I stood with my feet planted in the crook of the tree's branches and leaned forward, my chest pressed against a thick branch. The rope and bucket were in position, and Shantelle stood inside the bucket and held onto the rope. "Ready?" she asked. "Ready!" I shouted in response. And then I tugged and pulled and heaved on the rope while Shantelle remained firmly planted on the ground. She shouted at me to keep pulling and to put some muscle into it. After an exasperating three minutes of pulling with no progress, I threw the rope down and shouted, "Well, maybe if you weren't so fat I'd be able to pull you up!" Convinced the plan would work, we traded places. I took my post in the bucket, and Shany braced herself in the tree to try and hoist me. "Well that was a stupid plan," she muttered after thirty seconds of struggle; "Just climb up here!"
I shimmied up the tree and joined Shany. We sat with our backs pressed against the tree limbs reaching out towards Second Street, the four walls pressed in on us. I sat with my legs straddling a branch; my feet dangled beneath me as I wiggled the tacks to make sure they were reinforced. "It's pretty nice," I mentioned looking around at our new space about three feet wide and three feet deep. "What do we now?" I asked Shany as she balanced--her legs stretched in front of her, ankles crossed, while her back rested on a branch. She shrugged her shoulders, so we just sat there enjoying the unusually cool summer weather perched in the Cottonwood, a picture of childhood innocence.

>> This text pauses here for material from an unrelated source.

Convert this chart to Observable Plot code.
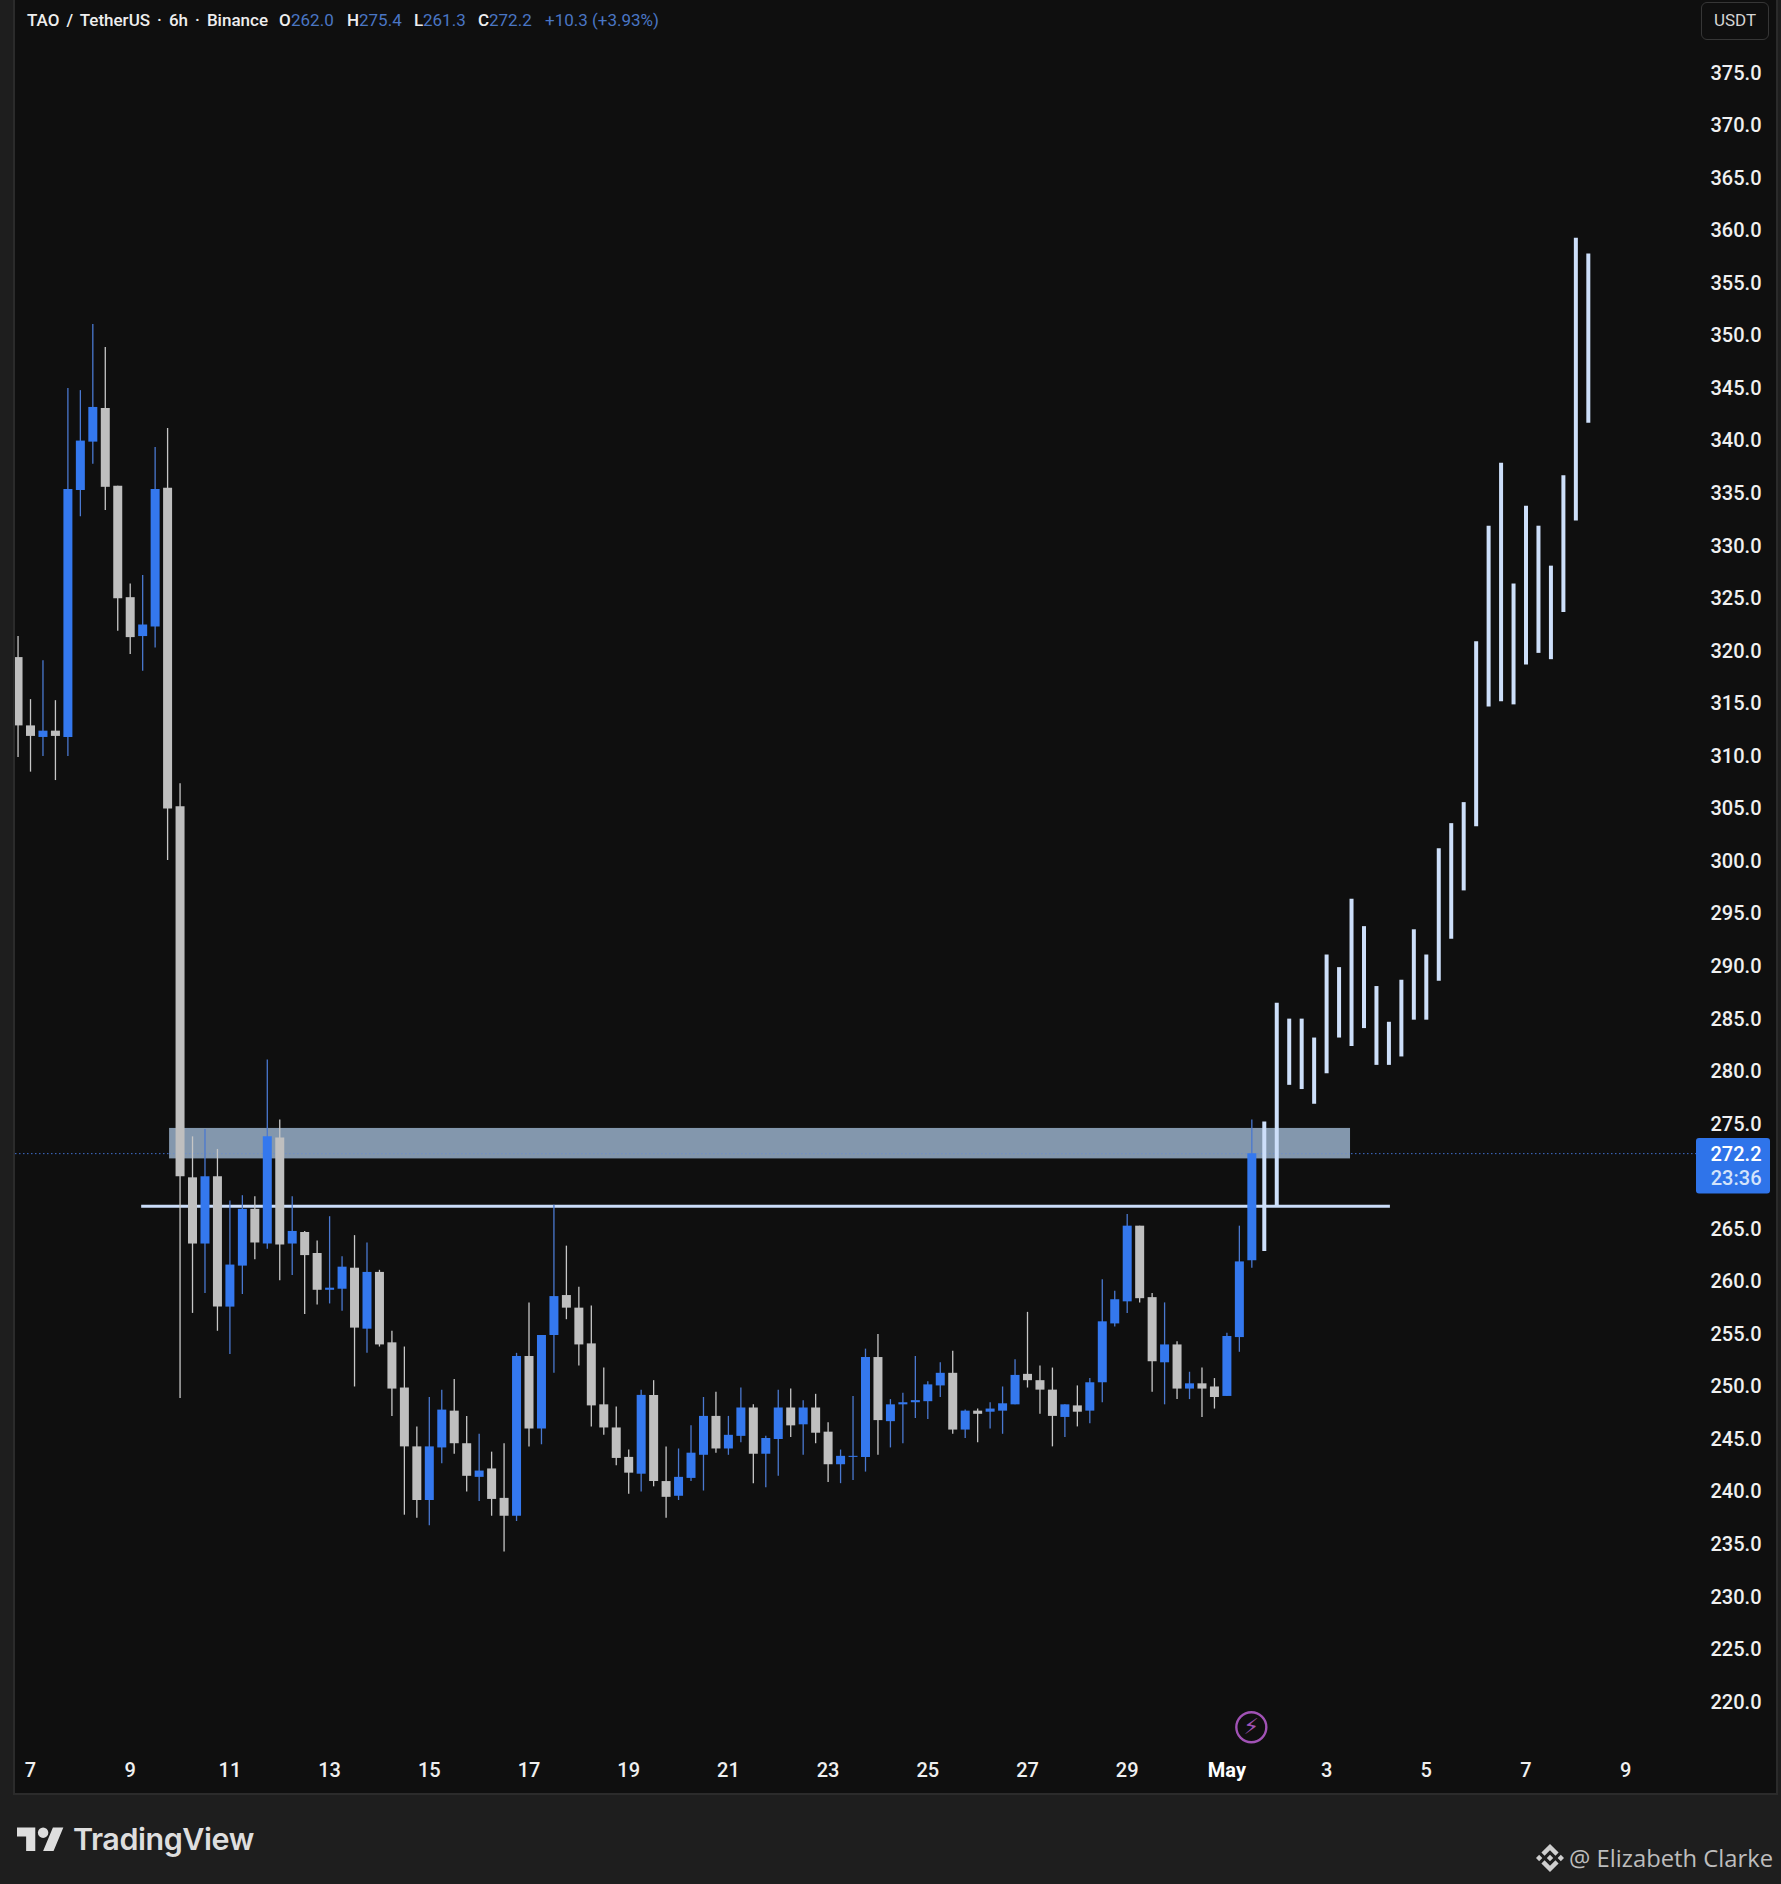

The treehouse fell down the next day as a result of a Nebraska thunderstorm and too-loose thumbtacks.
Though we grew up in the same town only a few blocks from each other, my cousin and I drifted apart by the time we reached high school, and our relationship would never remain the same as it did the day we built the treehouse. We are no longer a team; we are now more like casual acquaintances--each with our own lives, our own houses, our own families. My grandmother is also gone--her body consumed by cancer's grips, and the house with all its trinkets and tchotchkes that stood on Second Street is now someone else's house in which to make memories. The treehouse may have been doomed from the start, but we built it anyway.